It’s evident now that tomorrow’s data centers are going to need a lot of power to operate.
I’ve been seeing these very sudden initiatives toward safe and common U.S. nuclear power, with Microsoft and Constellation reopening Three Mile Island, or groundbreaking work on small local nuclear plants.
There’s also quite a bit of research on renewables and how that would work. I even wrote about these new plans to generate power and perform AI operations on satellites orbiting the Earth,in order to harvest power in a different way.
But let’s look at some of the underlying challenges and our history of solving similar problems.
Electrical Engineering as a Guide
In a recent presentation, Deborah Douglas points out that as we go about solving the AI power problem, we already have some historical examples that can inform our search. Douglas is Senior Director of Collections and Curator of Science and Technology at the MIT Museum.
She talks about early electrical systems, and how the grid evolved from disparate networks.
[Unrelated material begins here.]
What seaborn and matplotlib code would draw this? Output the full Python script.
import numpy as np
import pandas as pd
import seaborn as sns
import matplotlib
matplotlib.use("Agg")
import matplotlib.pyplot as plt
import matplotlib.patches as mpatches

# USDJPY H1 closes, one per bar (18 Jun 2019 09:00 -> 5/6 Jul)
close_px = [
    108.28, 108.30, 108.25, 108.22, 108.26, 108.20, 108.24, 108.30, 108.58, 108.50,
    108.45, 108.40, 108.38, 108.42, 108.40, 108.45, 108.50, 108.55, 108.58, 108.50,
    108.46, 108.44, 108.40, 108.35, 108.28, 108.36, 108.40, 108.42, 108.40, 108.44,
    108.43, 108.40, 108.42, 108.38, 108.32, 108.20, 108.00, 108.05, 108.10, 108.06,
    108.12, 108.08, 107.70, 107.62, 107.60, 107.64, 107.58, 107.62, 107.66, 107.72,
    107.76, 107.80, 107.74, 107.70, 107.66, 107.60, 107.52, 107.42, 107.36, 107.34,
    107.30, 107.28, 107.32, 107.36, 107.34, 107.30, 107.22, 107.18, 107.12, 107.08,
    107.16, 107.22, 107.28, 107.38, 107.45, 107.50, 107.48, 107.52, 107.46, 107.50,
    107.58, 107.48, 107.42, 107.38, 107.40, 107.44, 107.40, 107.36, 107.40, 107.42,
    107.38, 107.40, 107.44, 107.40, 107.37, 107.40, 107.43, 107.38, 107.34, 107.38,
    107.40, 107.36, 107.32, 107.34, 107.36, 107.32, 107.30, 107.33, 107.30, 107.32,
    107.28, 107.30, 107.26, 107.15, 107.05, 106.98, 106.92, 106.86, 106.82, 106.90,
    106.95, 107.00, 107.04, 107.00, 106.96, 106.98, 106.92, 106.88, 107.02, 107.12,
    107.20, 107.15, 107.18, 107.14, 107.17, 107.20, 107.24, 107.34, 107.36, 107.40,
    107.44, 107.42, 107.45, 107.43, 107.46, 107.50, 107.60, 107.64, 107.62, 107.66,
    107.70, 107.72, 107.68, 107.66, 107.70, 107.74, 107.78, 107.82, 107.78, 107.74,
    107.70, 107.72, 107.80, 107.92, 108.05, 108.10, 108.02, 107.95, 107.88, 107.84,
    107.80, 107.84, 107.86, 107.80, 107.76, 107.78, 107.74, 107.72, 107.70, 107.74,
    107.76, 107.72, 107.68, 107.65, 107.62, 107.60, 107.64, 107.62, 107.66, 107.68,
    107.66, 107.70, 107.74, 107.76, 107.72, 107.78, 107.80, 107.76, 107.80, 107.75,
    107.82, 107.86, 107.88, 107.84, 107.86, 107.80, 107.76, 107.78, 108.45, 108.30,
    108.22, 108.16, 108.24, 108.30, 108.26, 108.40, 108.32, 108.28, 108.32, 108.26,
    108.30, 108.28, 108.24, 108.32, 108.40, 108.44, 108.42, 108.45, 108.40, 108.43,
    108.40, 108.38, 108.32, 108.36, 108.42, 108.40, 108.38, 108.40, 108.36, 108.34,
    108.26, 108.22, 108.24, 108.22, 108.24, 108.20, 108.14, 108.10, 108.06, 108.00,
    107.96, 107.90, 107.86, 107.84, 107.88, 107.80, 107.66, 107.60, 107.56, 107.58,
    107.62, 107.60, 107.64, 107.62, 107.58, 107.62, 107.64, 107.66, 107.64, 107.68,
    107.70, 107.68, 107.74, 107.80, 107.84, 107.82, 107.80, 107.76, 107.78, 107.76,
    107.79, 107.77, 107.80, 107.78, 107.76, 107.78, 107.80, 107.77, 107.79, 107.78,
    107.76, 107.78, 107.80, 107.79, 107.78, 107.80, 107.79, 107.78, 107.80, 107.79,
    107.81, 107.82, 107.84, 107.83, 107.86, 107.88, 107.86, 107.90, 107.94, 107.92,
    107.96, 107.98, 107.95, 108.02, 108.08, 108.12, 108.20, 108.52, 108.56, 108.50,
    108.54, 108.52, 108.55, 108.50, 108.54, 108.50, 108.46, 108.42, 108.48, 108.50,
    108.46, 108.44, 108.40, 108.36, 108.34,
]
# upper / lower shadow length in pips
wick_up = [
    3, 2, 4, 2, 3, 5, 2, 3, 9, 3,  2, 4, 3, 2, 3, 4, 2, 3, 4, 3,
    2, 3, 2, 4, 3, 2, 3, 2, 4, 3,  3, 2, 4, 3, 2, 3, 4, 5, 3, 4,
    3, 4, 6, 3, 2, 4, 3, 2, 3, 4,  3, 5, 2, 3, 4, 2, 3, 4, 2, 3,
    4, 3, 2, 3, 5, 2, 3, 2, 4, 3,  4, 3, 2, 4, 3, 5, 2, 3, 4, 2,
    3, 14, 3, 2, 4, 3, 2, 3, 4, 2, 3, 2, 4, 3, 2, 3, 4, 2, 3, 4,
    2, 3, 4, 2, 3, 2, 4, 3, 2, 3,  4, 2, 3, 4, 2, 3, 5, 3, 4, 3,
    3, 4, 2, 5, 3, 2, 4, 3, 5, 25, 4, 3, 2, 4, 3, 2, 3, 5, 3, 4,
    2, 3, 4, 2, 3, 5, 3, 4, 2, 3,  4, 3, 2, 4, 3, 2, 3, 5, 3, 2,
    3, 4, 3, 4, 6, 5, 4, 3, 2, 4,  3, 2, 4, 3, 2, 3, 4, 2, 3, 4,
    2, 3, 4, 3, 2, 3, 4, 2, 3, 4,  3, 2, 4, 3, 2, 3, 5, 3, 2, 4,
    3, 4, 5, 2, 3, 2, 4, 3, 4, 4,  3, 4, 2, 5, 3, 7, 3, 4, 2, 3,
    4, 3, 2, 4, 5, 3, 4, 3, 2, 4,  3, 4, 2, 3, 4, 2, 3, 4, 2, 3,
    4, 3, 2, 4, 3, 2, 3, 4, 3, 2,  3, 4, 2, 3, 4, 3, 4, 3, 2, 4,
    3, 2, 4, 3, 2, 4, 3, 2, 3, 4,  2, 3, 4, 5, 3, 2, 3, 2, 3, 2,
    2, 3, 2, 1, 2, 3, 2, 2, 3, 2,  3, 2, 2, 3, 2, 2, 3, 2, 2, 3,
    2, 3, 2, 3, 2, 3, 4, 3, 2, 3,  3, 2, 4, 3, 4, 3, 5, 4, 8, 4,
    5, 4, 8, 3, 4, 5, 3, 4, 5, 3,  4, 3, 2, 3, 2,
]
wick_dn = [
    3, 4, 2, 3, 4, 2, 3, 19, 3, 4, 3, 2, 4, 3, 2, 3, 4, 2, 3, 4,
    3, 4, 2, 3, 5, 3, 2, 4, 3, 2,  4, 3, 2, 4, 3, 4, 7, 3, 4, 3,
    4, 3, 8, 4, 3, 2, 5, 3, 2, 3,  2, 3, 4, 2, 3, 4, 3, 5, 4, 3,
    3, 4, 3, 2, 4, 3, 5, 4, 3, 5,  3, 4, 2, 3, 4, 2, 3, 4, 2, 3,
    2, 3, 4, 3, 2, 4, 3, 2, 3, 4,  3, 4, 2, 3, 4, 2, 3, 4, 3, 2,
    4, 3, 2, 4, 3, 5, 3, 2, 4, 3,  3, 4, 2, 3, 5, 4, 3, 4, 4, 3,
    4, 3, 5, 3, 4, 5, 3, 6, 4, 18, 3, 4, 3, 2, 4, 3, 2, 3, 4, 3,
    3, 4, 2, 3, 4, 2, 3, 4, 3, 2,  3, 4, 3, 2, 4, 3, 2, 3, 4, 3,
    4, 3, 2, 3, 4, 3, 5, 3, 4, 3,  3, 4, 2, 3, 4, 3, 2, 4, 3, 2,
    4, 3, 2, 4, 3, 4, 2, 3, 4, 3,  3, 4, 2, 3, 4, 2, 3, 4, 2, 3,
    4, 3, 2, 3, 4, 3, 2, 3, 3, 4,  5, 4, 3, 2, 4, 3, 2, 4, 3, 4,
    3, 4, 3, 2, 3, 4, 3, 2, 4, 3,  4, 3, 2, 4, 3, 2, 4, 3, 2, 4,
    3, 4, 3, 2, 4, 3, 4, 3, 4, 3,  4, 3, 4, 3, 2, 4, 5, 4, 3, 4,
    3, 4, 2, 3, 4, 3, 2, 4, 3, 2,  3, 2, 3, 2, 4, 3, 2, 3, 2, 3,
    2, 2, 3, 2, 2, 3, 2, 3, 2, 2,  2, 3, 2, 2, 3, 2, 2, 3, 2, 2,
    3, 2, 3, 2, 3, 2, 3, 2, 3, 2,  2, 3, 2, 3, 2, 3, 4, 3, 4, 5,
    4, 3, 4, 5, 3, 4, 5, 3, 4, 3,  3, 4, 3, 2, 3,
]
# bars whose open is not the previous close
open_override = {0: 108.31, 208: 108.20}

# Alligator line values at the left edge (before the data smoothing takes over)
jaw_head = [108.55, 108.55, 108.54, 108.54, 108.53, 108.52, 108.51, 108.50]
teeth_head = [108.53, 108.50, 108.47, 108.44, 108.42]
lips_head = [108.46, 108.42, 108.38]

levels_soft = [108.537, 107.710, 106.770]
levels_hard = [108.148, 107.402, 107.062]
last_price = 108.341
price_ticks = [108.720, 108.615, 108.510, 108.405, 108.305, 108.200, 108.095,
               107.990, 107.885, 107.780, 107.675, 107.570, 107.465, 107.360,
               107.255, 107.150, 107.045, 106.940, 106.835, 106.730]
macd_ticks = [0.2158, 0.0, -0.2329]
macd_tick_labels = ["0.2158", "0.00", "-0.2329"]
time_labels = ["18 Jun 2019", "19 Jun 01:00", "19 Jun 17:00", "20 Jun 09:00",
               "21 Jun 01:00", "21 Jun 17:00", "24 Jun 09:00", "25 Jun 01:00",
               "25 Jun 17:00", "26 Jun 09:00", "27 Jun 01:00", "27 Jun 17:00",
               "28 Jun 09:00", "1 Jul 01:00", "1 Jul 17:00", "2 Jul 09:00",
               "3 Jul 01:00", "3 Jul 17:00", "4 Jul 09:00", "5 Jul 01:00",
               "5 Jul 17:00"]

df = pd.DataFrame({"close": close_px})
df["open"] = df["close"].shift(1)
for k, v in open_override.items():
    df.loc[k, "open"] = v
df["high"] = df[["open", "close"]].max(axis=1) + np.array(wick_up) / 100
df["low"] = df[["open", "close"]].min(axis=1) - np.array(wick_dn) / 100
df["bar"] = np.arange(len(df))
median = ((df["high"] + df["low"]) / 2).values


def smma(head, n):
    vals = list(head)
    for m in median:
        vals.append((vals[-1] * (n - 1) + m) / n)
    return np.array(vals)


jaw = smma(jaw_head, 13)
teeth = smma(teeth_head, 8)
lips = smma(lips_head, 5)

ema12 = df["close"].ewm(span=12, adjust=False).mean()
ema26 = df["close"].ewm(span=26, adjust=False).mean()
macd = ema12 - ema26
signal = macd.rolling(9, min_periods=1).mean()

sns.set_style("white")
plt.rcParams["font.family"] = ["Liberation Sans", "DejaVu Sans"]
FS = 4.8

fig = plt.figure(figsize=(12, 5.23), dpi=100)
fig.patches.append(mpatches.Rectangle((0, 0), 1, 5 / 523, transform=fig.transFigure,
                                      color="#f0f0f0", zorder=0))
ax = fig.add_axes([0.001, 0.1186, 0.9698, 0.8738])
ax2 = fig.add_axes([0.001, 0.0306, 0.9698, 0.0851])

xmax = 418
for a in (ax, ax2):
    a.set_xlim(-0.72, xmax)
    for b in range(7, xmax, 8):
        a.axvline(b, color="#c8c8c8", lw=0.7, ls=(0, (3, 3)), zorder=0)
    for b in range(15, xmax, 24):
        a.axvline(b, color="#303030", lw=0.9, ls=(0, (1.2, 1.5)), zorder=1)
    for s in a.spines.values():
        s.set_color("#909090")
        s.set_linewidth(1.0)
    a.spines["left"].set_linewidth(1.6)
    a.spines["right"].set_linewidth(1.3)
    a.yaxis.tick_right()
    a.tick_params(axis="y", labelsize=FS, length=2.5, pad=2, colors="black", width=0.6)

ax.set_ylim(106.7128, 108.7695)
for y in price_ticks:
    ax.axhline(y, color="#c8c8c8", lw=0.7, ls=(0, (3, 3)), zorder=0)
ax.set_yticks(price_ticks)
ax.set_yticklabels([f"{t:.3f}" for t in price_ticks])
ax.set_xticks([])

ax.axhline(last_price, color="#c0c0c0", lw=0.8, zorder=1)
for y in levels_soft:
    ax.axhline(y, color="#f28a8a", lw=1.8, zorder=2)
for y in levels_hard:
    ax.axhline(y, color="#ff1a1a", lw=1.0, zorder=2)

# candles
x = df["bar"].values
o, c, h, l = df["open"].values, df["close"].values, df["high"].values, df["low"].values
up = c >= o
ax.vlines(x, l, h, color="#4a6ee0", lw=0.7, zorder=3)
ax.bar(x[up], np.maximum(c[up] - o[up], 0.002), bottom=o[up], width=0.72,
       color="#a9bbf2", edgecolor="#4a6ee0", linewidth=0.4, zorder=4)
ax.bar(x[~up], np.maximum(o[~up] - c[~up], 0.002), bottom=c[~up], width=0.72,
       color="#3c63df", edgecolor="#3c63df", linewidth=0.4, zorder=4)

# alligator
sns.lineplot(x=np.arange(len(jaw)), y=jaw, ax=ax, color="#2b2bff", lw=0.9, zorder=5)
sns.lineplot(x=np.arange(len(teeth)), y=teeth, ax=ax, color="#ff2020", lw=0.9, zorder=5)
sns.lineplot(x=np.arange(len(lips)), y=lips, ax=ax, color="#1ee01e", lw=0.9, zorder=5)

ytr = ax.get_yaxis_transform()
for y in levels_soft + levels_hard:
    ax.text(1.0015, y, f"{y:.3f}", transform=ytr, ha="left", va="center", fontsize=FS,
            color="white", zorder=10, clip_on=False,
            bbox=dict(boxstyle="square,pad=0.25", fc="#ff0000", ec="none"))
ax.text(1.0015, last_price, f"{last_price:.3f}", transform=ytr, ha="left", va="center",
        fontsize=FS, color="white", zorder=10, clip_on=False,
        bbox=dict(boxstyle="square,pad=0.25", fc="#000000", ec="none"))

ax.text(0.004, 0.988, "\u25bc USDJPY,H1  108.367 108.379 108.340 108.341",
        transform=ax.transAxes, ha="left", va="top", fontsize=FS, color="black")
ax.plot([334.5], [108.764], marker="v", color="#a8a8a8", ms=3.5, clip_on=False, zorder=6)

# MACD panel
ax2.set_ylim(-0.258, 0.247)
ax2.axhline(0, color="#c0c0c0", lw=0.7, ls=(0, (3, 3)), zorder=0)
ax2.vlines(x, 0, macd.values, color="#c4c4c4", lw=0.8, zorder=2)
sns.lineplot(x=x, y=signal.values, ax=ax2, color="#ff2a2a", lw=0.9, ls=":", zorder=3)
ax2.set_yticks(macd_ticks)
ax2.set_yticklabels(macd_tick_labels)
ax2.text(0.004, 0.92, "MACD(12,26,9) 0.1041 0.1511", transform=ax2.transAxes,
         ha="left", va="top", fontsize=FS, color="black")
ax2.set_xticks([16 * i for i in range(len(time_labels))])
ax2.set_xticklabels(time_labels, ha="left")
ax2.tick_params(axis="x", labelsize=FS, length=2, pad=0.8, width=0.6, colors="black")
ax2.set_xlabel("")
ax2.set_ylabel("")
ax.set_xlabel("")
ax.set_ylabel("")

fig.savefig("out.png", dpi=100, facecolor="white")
I would also add that you can make the analogy to the Internet as well. You can talk about the decentralized Internet, too. But another thing that Douglas mentions is the actual tools that professionals used for engineering well before our modern electrical systems were the norm.
(To clarify: of course there was electricity, it just wasn’t in the modern systems and formats that we see now.)
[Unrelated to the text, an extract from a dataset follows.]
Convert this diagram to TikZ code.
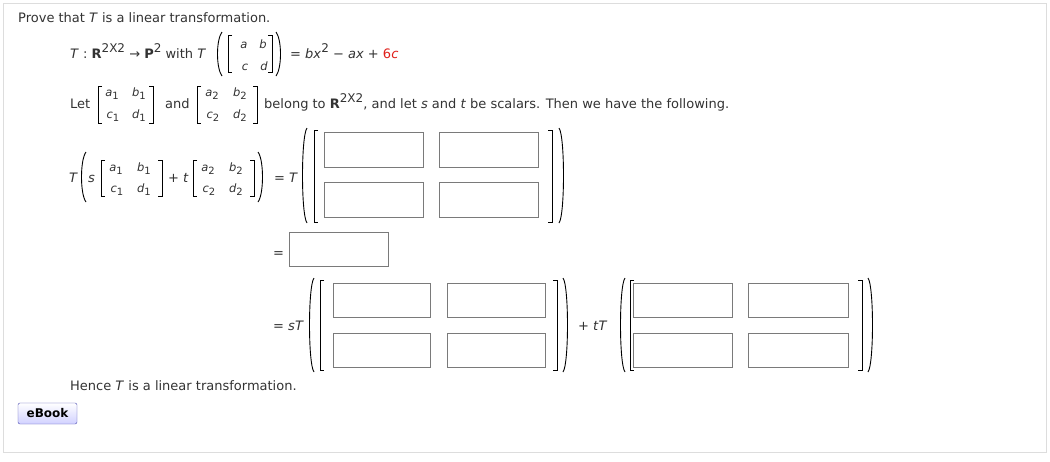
\documentclass[tikz,border=0pt]{standalone}
\usepackage{fontspec}
\setmainfont{DejaVu Sans}
\begin{document}
\begin{tikzpicture}[x=1pt,y=-1pt,
  txt/.style={anchor=base west,inner sep=0pt,text=textc,font=\fontsize{13}{15}\selectfont},
  ent/.style={anchor=base,inner sep=0pt,text=textc,font=\fontsize{11.5}{13}\selectfont\itshape},
  brk/.style={draw=black,line width=0.8pt},
  prn/.style={draw=black,line width=0.9pt},
  ansbox/.style={draw=boxc,line width=1pt,fill=white}]
\definecolor{textc}{HTML}{333333}
\definecolor{boxc}{HTML}{7A7A7A}
\definecolor{framec}{HTML}{DDDDDD}
\definecolor{redc}{HTML}{E0201B}
\newcommand\Lbk[3]{\draw[brk] (#1+4,#2)--(#1,#2)--(#1,#3)--(#1+4,#3);}
\newcommand\Rbk[3]{\draw[brk] (#1-4,#2)--(#1,#2)--(#1,#3)--(#1-4,#3);}
\newcommand\Lpr[3]{\draw[prn] (#1+5,#2) .. controls (#1-1,#2+8) and (#1-1,#3-8) .. (#1+5,#3);}
\newcommand\Rpr[3]{\draw[prn] (#1-5,#2) .. controls (#1+1,#2+8) and (#1+1,#3-8) .. (#1-5,#3);}
\newcommand\Sb[1]{\raisebox{-3pt}{\fontsize{10}{11}\selectfont\upshape #1}}
\newcommand\Sp[1]{\raisebox{6pt}{\fontsize{12}{13}\selectfont #1}}
\useasboundingbox (0,0) rectangle (1050,461);
\fill[white] (0,0) rectangle (1050,461);
\draw[framec,line width=1pt] (3,3) rectangle (1046,452);
% line 1
\node[txt] (l1) at (18,22) {Prove that \textit{T} is a linear transformation.};
% line 2
\node[txt] (l2) at (70,58) {\textit{T} : \textbf{R}\Sp{2X2} → \textbf{P}\Sp{2} with \textit{T}};
\Lpr{217}{32}{76}\Lbk{228}{35}{72}\Rbk{272}{35}{72}\Rpr{281}{32}{76}
\node[ent] (ma) at (244,48) {a};\node[ent] (mb) at (263,48) {b};
\node[ent] (mc) at (245,70) {c};\node[ent] (md) at (264,70) {d};
\node[txt] (l2b) at (290,58) {= \textit{b}\textit{x}\Sp{2} − \textit{ax} + \textcolor{redc}{6\textit{c}}};
% line 3
\node[txt] (let) at (70,108) {Let};
\Lbk{98}{86}{123}\Rbk{153}{86}{123}
\node[ent] (a1) at (112,96) {a\Sb1};\node[ent] (b1) at (139,96) {b\Sb1};
\node[ent] (c1) at (113,118) {c\Sb1};\node[ent] (d1) at (139,118) {d\Sb1};
\node[txt] (and) at (165,108) {and};
\Lbk{197}{86}{123}\Rbk{257}{86}{123}
\node[ent] (a2) at (212,96) {a\Sb2};\node[ent] (b2) at (240,96) {b\Sb2};
\node[ent] (c2) at (213,118) {c\Sb2};\node[ent] (d2) at (240,118) {d\Sb2};
\node[txt] (bel) at (264,108) {belong to \textbf{R}\Sp{2X2}, and let \textit{s} and \textit{t} be scalars. Then we have the following.};
% line 4
\node[txt] (T4) at (69,182) {\textit{T}};
\Lpr{81}{152}{202}
\node[txt] (s4) at (88,182) {\textit{s}};
\Lbk{101}{160}{196}\Rbk{162}{160}{196}
\node[ent] (a1b) at (116,171) {a\Sb1};\node[ent] (b1b) at (144,171) {b\Sb1};
\node[ent] (c1b) at (117,192) {c\Sb1};\node[ent] (d1b) at (144,192) {d\Sb1};
\node[txt] (pt) at (168,182) {+ \textit{t}};
\Lbk{193}{160}{196}\Rbk{254}{160}{196}
\node[ent] (a2b) at (208,171) {a\Sb2};\node[ent] (b2b) at (236,171) {b\Sb2};
\node[ent] (c2b) at (209,192) {c\Sb2};\node[ent] (d2b) at (236,192) {d\Sb2};
\Rpr{263}{152}{202}
\node[txt] (eqT) at (274,182) {= \textit{T}};
\Lpr{302}{128}{223}\Lbk{314}{130}{222}\Rbk{552}{130}{222}\Rpr{564}{128}{223}
\draw[ansbox] (324,132) rectangle (423,167);
\draw[ansbox] (439,132) rectangle (538,167);
\draw[ansbox] (324,182) rectangle (423,217);
\draw[ansbox] (439,182) rectangle (538,217);
% line 5
\node[txt] (eq5) at (273,257) {=};
\draw[ansbox] (289,232) rectangle (388,266);
% line 6
\node[txt] (eq6) at (273,330) {= \textit{s}\textit{T}};
\Lpr{309}{278}{372}\Lbk{320}{280}{370}\Rbk{557}{280}{370}\Rpr{568}{278}{372}
\draw[ansbox] (333,283) rectangle (430,317);
\draw[ansbox] (447,283) rectangle (545,317);
\draw[ansbox] (333,333) rectangle (430,367);
\draw[ansbox] (447,333) rectangle (545,367);
\node[txt] (pt6) at (578,330) {+ \textit{t}\textit{T}};
\Lpr{620}{278}{372}\Lbk{630}{280}{370}\Rbk{862}{280}{370}\Rpr{873}{278}{372}
\draw[ansbox] (633,283) rectangle (732,317);
\draw[ansbox] (748,283) rectangle (848,317);
\draw[ansbox] (633,333) rectangle (732,367);
\draw[ansbox] (748,333) rectangle (848,367);
% hence
\node[txt] (hence) at (70,390) {Hence \textit{T} is a linear transformation.};
% ebook
\shade[top color=white,bottom color=blue!18,draw=blue!40!gray,rounded corners=2pt] (18,403) rectangle (77,424);
\node[anchor=center,font=\fontsize{12}{14}\selectfont\bfseries,text=black] (eb) at (47.5,413.5) {eBook};
\end{tikzpicture}
\end{document}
Douglas takes us back to the 1940s, where there were lots of changes going on – not just changes to power grids, but in society, too.
One Woman’s Tale
She mentions the example of Phyllis Fox, who was working on a master’s thesis right here at MIT and submitted it in 1949. The title? “The solution of power network problems on large scale digital computers.”
It’s a story of the glass ceiling, and tenacity, and the power to change the world.
Douglas also mentions Vannevar Bush, who’s popular at MIT, too, and taught electrical engineering in 1919. He had a machine called the differential analyzer, and Fox was interested in it.
A Hard Day’s Work
Douglas takes us through a sort of visual picture of how Foxworked at the GE company as an engineering assistant.
“She was put in an office with a Marchant calculator and given sets of problems to calculate, on average, she did one equation per minute. So 60 per hour, you know, 300, 400 per day, if you will. And they were expected to stay at it. And there was a minder, a man who walked up and down to make sure that they were doing their work at the time, and no talking was allowed. Well, Phyllis was one of these adventurous souls, and she wandered around the campus and she found during her lunch hour there was an office on the lower level that had, a calculator.And, they were doing the solutions by hand upstairs. So she went down in her lunch hour and did a full day’s work on the calculator. and then she would go back upstairs and pretend to be working, very clever in my estimation. But she also, in those meanderings, discovered that GE had purchased a differential analyzer, just like the one that I just showed you in the picture from MIT.”
Eventually, she notes, Fox got to work on the differential analyzer.
That calculator thing reminds me of what I was writing about the other day, with MIT professor Ethan Mollick‘s idea of the ‘wait calculation’ – that you don’t need to do all kinds of hard manual work, if you’re able to wait for modern tools to become available to automate that same work.
Anyway, in this case, her adventurous nature was rewarded, and she got to participate in the evolution of a pretty important field.
However, Douglas notes that Fox then got fired when the men came back from World War II – and then pursued that master’s degree.
Then she found another employer.
His name, Douglas adds, was Jay Forrester.
“He was ecumenical in his hiring,” she says. “So he hired women, he hired men. He hired the first black computer operator in the United States. He hired a blind computer operator. He hired people of Japanese descent, which was very controversial in the middle of World War II. He embraced (hiring) Phyllis Fox, who he thought was very bright.”
So what did these pioneers do with the differential analyzers?
Some Big Machines
I went to the MIT library site and took a look at some of those early machines, including something called the Rockefeller differential analyzer.
These are behemoths the size of washer-dryer systems, that have big gears and wheels that will do the calculations on a differential equation.
They’re really inspiring examples of analog computing.
Anyway, eventually Fox ended up teaching over at MIT, and showing more about how process calculations work, using flow charts, block diagrams, and that kind of thing.
She got a job with the Atomic Energy Commission’s Computer Center, and eventually developed something called Dynamo, as early computer simulation language. Fox also reportedly wrote the first LISP manual, worked at the Newark College of Engineering (now the Jersey Institute of Technology) and gained tenure in 1972.
It’s all incredibly impressive, and Douglas ended her presentation by theorizing that maybe there’s someone around today who will play this kind of role in solving our current bottlenecks and challenges.
I, for one, certainly hope so. But just thinking about the history of differential analyzer and analog equipment shows me that we have the ability to create new tools to do what we need them to do in pioneering AI power solutions.
In other words, it might sound intimidating to think that data centers will need X gigawatts and terawatts of power. But who knows how we’re going to view this in 10 or 20 years? Or even sooner?
Think about these inspirational examples, and do yourself a favor – go back and look at some of these now-antiquated machines. Consider that at their time, less than a century ago,they were very state of the art.